• DATA SECTION:
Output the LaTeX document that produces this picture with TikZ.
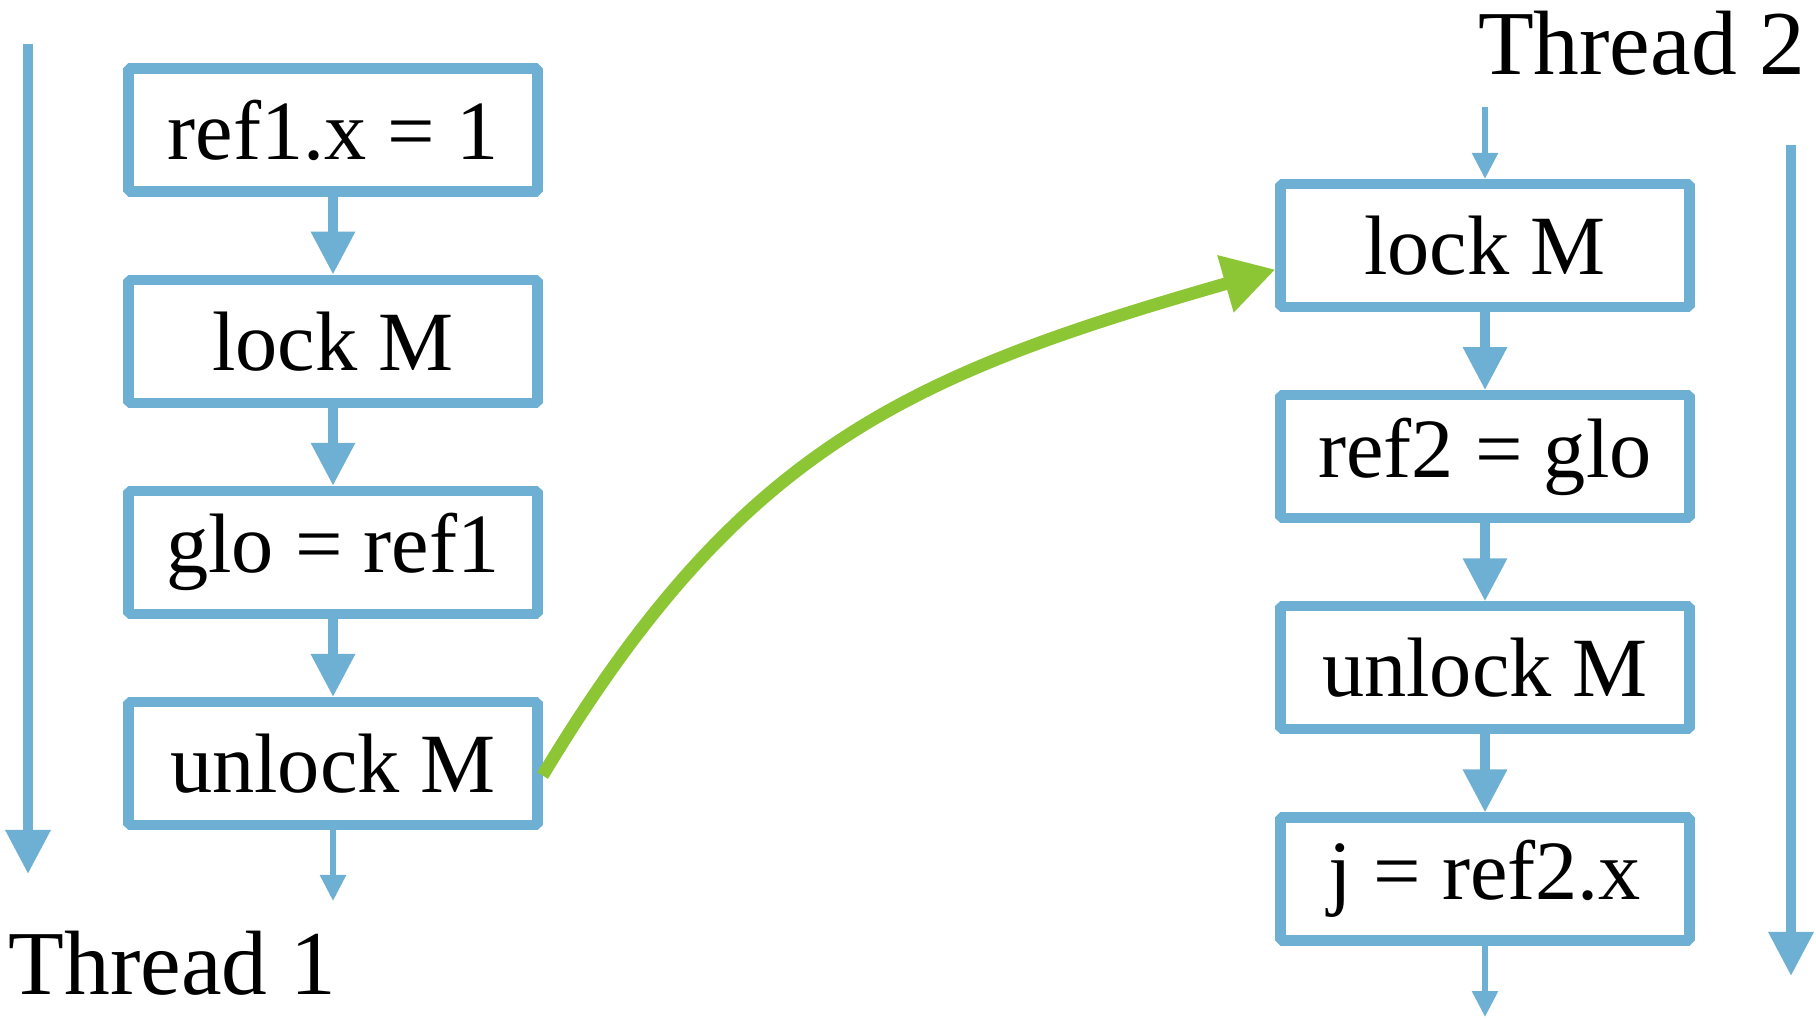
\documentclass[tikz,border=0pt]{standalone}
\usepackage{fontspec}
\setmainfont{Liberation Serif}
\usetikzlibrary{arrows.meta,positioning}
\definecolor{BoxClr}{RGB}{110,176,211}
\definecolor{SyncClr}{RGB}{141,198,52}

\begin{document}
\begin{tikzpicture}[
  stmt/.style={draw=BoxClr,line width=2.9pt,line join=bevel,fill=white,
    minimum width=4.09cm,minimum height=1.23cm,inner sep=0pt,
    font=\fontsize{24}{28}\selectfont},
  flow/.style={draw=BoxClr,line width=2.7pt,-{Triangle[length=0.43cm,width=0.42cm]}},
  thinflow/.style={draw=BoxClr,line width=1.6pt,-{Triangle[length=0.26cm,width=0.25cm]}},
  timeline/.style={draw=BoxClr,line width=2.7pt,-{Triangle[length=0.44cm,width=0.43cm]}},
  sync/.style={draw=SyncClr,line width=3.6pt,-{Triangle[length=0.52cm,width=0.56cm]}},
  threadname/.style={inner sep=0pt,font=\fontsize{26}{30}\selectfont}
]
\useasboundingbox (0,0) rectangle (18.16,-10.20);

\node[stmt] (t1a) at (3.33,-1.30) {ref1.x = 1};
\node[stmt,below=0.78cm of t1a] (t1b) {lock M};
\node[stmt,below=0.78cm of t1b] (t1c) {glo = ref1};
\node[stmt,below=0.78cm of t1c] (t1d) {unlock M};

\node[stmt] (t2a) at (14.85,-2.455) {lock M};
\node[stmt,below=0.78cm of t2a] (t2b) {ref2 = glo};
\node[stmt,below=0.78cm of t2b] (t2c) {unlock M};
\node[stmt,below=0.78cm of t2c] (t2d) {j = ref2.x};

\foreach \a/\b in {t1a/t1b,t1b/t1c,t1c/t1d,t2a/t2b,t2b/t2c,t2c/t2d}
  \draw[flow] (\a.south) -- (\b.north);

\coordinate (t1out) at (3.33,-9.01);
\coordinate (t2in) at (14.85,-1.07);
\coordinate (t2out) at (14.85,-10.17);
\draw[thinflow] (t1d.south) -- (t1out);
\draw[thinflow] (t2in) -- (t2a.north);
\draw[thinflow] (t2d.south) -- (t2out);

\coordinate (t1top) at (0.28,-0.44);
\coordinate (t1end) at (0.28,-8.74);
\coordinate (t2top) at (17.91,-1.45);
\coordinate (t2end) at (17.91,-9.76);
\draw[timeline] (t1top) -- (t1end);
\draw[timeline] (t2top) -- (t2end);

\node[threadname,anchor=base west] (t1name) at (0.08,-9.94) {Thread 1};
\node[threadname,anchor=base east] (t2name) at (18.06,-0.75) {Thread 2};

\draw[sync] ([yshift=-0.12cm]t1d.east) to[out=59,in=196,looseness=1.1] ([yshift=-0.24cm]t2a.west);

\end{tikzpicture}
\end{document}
==
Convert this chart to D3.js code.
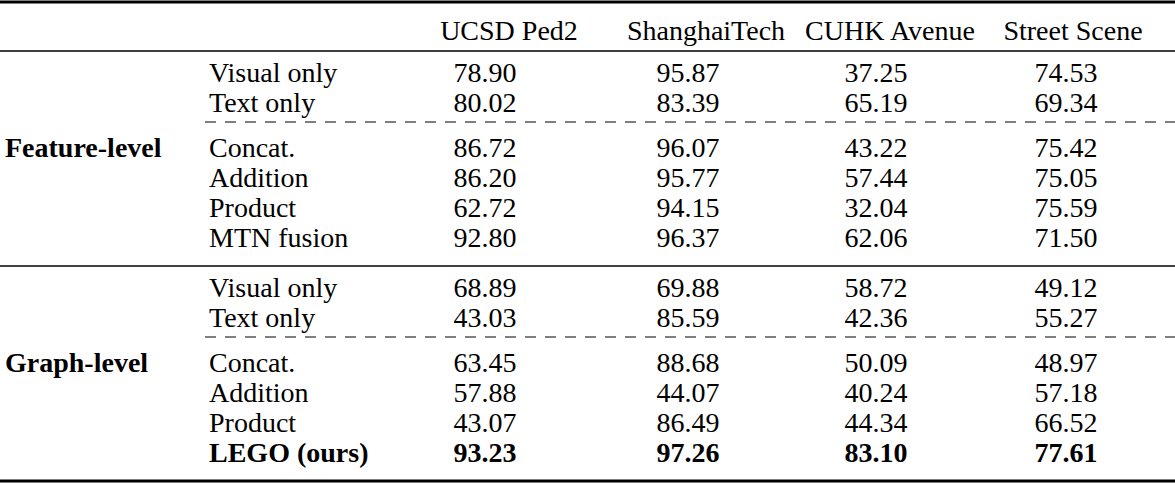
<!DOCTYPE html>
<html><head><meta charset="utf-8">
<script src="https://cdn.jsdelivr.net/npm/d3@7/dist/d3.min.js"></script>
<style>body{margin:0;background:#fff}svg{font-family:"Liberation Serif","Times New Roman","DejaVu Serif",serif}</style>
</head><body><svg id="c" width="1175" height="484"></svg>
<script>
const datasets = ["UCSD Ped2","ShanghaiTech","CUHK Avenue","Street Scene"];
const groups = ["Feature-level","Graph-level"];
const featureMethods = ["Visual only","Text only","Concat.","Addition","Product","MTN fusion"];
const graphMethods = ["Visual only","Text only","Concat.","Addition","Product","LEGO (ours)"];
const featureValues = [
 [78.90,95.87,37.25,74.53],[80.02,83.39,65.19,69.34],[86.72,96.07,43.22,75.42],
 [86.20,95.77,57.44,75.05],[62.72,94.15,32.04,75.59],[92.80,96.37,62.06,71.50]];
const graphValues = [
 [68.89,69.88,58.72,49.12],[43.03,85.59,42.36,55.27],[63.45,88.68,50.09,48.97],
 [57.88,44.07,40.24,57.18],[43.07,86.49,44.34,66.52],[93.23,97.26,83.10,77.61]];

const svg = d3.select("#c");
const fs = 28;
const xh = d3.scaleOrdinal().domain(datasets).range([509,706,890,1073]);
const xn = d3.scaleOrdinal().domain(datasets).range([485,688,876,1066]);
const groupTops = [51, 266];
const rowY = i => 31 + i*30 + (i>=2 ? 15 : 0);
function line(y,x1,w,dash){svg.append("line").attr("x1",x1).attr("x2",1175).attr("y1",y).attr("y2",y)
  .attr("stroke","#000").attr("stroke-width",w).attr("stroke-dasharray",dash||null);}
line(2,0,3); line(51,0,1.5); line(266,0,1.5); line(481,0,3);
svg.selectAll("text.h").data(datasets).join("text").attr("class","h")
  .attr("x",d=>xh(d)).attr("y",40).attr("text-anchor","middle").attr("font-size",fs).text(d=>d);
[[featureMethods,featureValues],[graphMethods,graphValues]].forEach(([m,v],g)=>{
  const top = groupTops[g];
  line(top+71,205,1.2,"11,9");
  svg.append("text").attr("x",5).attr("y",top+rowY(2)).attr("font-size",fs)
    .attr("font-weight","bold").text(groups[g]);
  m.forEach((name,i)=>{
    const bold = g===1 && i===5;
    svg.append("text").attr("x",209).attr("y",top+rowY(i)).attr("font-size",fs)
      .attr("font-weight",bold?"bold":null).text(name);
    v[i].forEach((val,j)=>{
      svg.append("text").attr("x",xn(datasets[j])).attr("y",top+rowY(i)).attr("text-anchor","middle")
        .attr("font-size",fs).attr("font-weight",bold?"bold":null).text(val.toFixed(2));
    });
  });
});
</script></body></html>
* * *
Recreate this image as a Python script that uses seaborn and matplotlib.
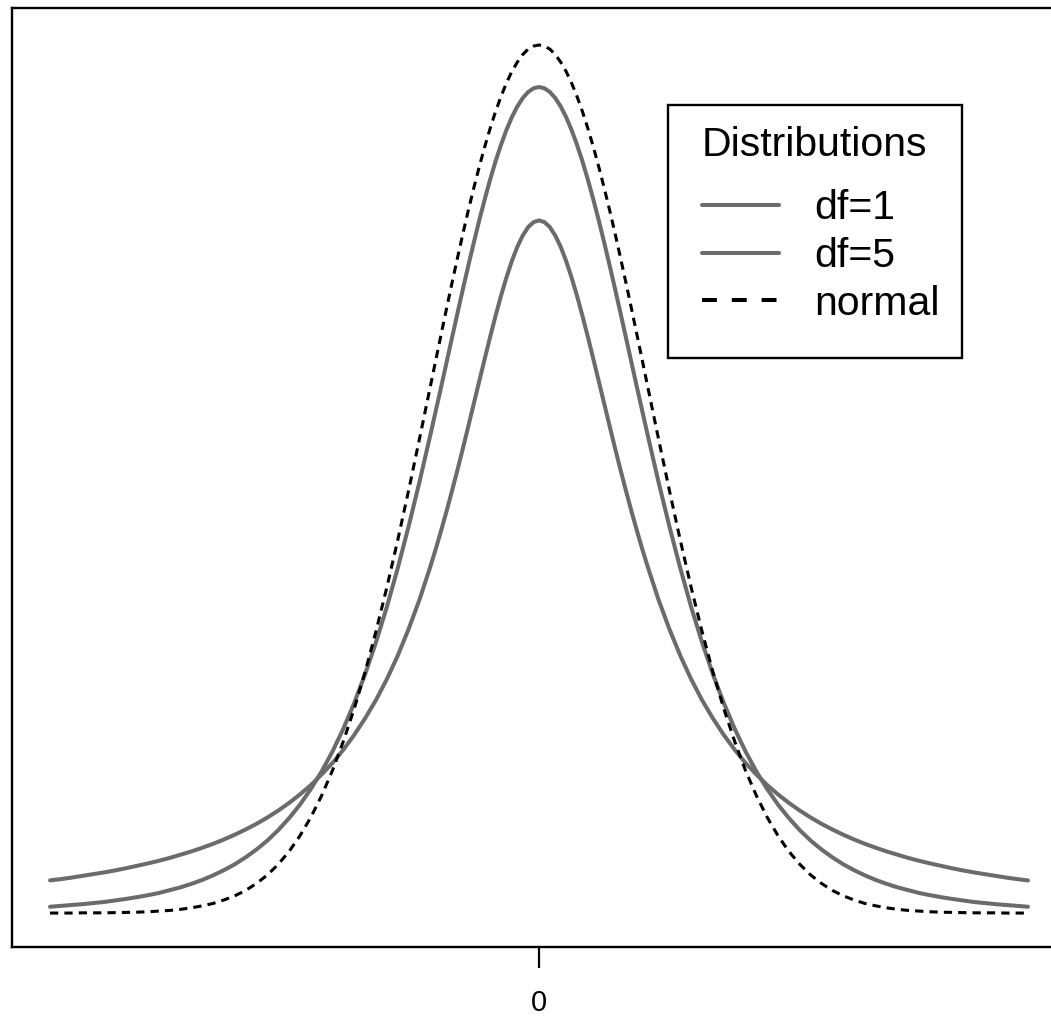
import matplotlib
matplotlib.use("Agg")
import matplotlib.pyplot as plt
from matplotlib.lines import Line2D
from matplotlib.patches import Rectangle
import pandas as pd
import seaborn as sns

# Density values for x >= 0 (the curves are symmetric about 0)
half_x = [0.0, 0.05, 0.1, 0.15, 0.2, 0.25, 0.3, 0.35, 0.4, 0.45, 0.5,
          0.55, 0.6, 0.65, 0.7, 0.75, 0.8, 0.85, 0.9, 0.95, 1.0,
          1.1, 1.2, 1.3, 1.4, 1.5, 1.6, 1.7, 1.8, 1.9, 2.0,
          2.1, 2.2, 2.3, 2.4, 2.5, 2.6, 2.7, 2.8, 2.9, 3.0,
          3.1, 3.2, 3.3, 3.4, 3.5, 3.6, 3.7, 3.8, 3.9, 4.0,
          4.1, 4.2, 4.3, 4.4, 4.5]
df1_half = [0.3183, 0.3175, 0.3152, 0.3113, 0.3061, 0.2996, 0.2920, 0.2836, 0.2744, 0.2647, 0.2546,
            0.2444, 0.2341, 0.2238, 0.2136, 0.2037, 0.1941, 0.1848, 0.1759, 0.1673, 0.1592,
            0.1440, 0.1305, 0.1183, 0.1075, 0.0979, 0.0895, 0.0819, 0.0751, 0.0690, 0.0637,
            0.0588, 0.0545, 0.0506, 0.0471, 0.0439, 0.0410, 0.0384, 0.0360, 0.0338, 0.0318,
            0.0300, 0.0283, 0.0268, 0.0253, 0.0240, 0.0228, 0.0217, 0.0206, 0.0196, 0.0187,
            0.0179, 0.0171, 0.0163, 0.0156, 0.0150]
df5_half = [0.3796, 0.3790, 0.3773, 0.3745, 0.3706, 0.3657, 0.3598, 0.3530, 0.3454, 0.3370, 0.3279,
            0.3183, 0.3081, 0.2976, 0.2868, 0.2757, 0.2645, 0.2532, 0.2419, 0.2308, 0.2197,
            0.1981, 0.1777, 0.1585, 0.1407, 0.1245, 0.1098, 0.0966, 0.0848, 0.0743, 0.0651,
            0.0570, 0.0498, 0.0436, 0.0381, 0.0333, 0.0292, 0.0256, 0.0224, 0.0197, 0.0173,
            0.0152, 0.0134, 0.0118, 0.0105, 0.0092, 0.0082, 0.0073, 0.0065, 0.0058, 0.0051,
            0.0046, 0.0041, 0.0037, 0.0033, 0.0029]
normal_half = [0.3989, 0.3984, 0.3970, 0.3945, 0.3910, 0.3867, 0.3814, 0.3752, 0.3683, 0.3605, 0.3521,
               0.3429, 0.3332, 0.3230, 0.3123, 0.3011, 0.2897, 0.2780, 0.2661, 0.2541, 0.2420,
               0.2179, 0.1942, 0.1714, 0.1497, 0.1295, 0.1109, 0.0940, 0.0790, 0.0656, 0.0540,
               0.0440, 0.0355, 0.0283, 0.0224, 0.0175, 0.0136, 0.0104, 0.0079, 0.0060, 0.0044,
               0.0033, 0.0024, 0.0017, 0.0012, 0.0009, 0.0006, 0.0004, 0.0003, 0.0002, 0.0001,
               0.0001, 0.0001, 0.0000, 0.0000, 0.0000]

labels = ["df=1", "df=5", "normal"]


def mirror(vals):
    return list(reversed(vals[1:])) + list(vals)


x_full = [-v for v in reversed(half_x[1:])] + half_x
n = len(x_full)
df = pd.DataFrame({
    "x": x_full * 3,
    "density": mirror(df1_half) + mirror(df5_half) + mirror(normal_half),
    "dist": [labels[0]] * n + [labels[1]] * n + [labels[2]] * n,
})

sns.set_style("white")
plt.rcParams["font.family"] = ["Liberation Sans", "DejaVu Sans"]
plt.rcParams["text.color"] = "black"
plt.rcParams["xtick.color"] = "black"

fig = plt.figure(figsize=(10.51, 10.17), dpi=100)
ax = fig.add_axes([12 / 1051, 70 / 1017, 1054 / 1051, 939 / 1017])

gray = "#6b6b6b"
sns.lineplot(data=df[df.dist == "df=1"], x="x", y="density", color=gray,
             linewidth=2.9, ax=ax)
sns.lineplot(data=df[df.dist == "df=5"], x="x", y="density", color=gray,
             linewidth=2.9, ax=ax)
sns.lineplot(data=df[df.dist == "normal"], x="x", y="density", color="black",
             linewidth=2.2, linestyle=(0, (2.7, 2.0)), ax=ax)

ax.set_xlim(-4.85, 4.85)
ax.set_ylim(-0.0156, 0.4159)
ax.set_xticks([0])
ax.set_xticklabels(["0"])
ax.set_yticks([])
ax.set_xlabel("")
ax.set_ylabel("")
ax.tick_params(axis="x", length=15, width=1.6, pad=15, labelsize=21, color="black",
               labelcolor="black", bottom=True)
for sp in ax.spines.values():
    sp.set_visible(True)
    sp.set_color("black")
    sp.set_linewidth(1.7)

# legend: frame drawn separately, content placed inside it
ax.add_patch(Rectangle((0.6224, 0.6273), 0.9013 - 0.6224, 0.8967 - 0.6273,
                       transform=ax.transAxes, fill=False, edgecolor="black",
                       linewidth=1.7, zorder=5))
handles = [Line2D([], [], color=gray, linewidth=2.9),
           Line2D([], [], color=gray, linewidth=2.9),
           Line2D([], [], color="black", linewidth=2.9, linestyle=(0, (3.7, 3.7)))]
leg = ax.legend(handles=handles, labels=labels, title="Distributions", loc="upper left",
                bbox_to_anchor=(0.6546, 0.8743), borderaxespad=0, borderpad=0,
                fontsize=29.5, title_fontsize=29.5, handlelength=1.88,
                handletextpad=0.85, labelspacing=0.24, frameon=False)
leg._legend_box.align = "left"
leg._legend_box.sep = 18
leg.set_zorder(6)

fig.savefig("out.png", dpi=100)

• AIM:
Copy nothing but the lines above from the one with "Recreate this image" to the one with "import seaborn as sns", inclusive, word for word. Leave every picture out.

• OUTPUT OF THE EXERCISE:
Recreate this image as a Python script that uses seaborn and matplotlib.
import matplotlib
matplotlib.use("Agg")
import matplotlib.pyplot as plt
from matplotlib.lines import Line2D
from matplotlib.patches import Rectangle
import pandas as pd
import seaborn as sns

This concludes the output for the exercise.